A look at Morocco’s morality police, Hshuma

Ama Nunoo Oct 26, 2020 at 02:05pm

October 26, 2020 at 02:05 pm | Culture

Ama Nunoo

Ama Nunoo | Staff Writer

October 26, 2020 at 02:05 pm | Culture

Amazigh (Berber) women from southern Morocco, who performed the Ahwash dance at the national folklore festival in Marrakech in 1970. © Tropenmuseum, part of the National Museum of World Cultures.

Morocco is a country bound by religious and cultural principles such as Hshuma, the concept of bringing shame upon oneself in situations that are deemed socially wrong and culturally inexcusable.

Although Haram, which is doing things that Allah forbids, is deemed more grave as it can lead to eternal damnation, Hshuma is having to face the community with your ‘sins’ and dealing with them through a social and cultural looking glass.
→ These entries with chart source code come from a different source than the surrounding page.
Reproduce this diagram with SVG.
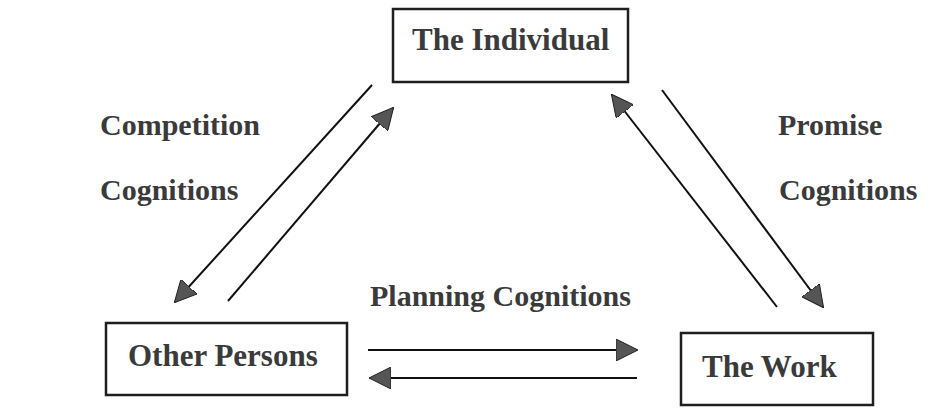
<svg xmlns="http://www.w3.org/2000/svg" width="927" height="415" viewBox="0 0 927 415">
  <style>
    .box { fill: #ffffff; stroke: #1e1e1e; stroke-width: 2.5; }
    .label { font-family: "Liberation Serif", "Times New Roman", serif; font-weight: bold; font-size: 30px; fill: #3a3a3a; }
    .title { font-size: 31px; }
    .link { stroke: #111111; stroke-width: 2; fill: none; marker-end: url(#head); }
  </style>
  <defs>
    <!-- filled triangular arrowhead shared by every connector -->
    <marker id="head" viewBox="0 0 22 22" refX="21" refY="11" markerWidth="22" markerHeight="22" markerUnits="userSpaceOnUse" orient="auto">
      <path d="M0,0 L22,11 L0,22 Z" fill="#555555" stroke="#222222" stroke-width="1"/>
    </marker>
  </defs>
  <rect width="927" height="415" fill="#ffffff"/>

  <g id="individual">
    <rect class="box" x="393" y="9" width="235" height="73"/>
    <text class="label title" x="412" y="50">The Individual</text>
  </g>
  <g id="other-persons">
    <rect class="box" x="106" y="323" width="241" height="72"/>
    <text class="label title" x="128" y="366">Other Persons</text>
  </g>
  <g id="the-work">
    <rect class="box" x="681" y="333" width="192" height="72"/>
    <text class="label title" x="702" y="377">The Work</text>
  </g>

  <g id="labels">
    <text class="label" x="100" y="135">Competition</text>
    <text class="label" x="100" y="200">Cognitions</text>
    <text class="label" x="778" y="135">Promise</text>
    <text class="label" x="779" y="200">Cognitions</text>
    <text class="label" x="370" y="306" font-size="29">Planning Cognitions</text>
  </g>

  <g id="connectors">
    <line class="link" x1="372" y1="85" x2="175" y2="302"/>
    <line class="link" x1="228" y1="301" x2="393" y2="108"/>
    <line class="link" x1="777" y1="307" x2="612" y2="95"/>
    <line class="link" x1="662" y1="90" x2="823" y2="307"/>
    <line class="link" x1="368" y1="350" x2="637" y2="350"/>
    <line class="link" x1="637" y1="378" x2="370" y2="378"/>
  </g>
</svg>
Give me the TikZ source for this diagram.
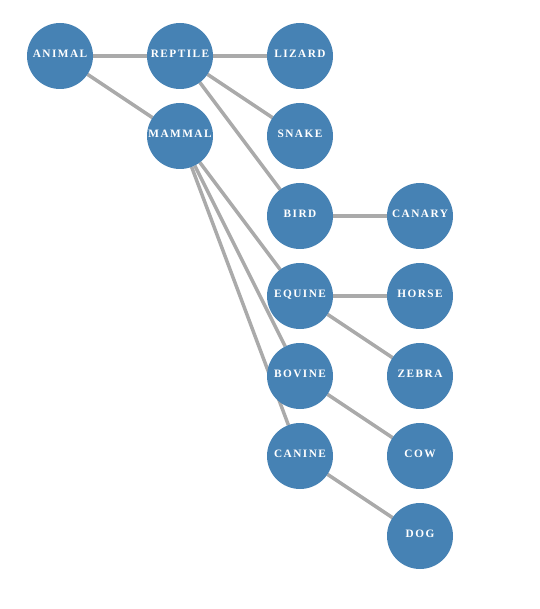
\documentclass[tikz,border=0pt]{standalone}
\usepackage{fontspec}
\newfontfamily\taxonfont[LetterSpace=13]{Liberation Serif}
\usepackage{xcolor}
\usetikzlibrary{positioning,backgrounds}
\definecolor{steelblue}{HTML}{4682B4}
\definecolor{linkgray}{HTML}{AAAAAA}
\def\colsep{120}
\def\rowsep{80}

\begin{document}
\begin{tikzpicture}[x=1pt,y=-1pt]
    \tikzstyle{taxon}=[circle,fill=steelblue,minimum size=66pt,inner sep=0pt,outer sep=0pt,
        text=white,font={\taxonfont\bfseries\fontsize{11.3}{13}\selectfont},text height=7.5pt,text depth=5.4pt]
    \tikzstyle{link}=[draw=linkgray,line width=3.5pt]
    \useasboundingbox (0,0) rectangle (539,609);

    % Draw the taxon nodes
    \foreach \name / \col / \row in {ANIMAL/0/0,REPTILE/1/0,LIZARD/2/0,MAMMAL/1/1,SNAKE/2/1,
                                     BIRD/2/2,CANARY/3/2,EQUINE/2/3,HORSE/3/3,BOVINE/2/4,
                                     ZEBRA/3/4,CANINE/2/5,COW/3/5,DOG/3/6}
        \node[taxon] (\name) at ({60+\col*\colsep},{56+\row*\rowsep}) {\name};

    % Connect every parent with its children, behind the nodes
    \begin{pgfonlayer}{background}
    \foreach \source / \dest in {ANIMAL/REPTILE,ANIMAL/MAMMAL,REPTILE/LIZARD,REPTILE/SNAKE,
                                 REPTILE/BIRD,MAMMAL/EQUINE,MAMMAL/BOVINE,MAMMAL/CANINE,
                                 BIRD/CANARY,EQUINE/HORSE,EQUINE/ZEBRA,BOVINE/COW,CANINE/DOG}
        \path[link] (\source) edge[link] (\dest);
    \end{pgfonlayer}

\end{tikzpicture}
\end{document}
The idea of Hshuma is best described as the deliberate feeling of guilt imposed by the society which results from doing something perceived as wrong.

Bringing shame on oneself does not only affect the person in question or damage their street credibility alone. It affects that of their entire family to the extent that some are shunned from their communities.

They then have to go to extreme lengths like making big charitable donations or religious piety and being overly nice to everyone to regain favor in the eyes of their community. Some do not get to ever reintegrate with their people.

Having a good name or honor is very important in Moroccan culture and everyone tries not to lose face in the eyes of the people because one’s life can come to a stand still if branded with Hshuma.

For instance, it will be hard to get a decent meal in a restaurant because you will not be served. You may be denied that job opportunity or even public transport services will refuse to pick you up as a passenger; you eventually become a shadow of yourself as everyone will pretend you do not exist.

Every society has some unspoken laid down principles that everyone is bound by and are culturally acceptable. However, going contrary to them may not bring as many repercussions as it is in Morocco because committing such shameful acts ostracize you from society.

In Morocco, which is a shame-based society to an extent, the spectrum for Hshuma can range from being disrespectful to the elderly to gossiping about someone, showing public display of anger, smoking in public, to having children out of wedlock.

As a patriarchal society, women being in high positions at work is even sometimes considered shameful. Married women must not travel alone as well as it brings shame to their husbands.

There are some acts of Hshuma that do not bring grave consequences on the offender such as stepping on the carpet of your host with your shoes or publicly blowing your nose in public.

A grave understanding of how Hshuma works guarantees safer and positive socialization among Moroccans because to them, it shows respect and helps form constructive verbal and nonverbal communication skills to effectively integrate with society and their culture. This inadvertently helps to build a person’s honor and dignity which Moroccans truly cherish.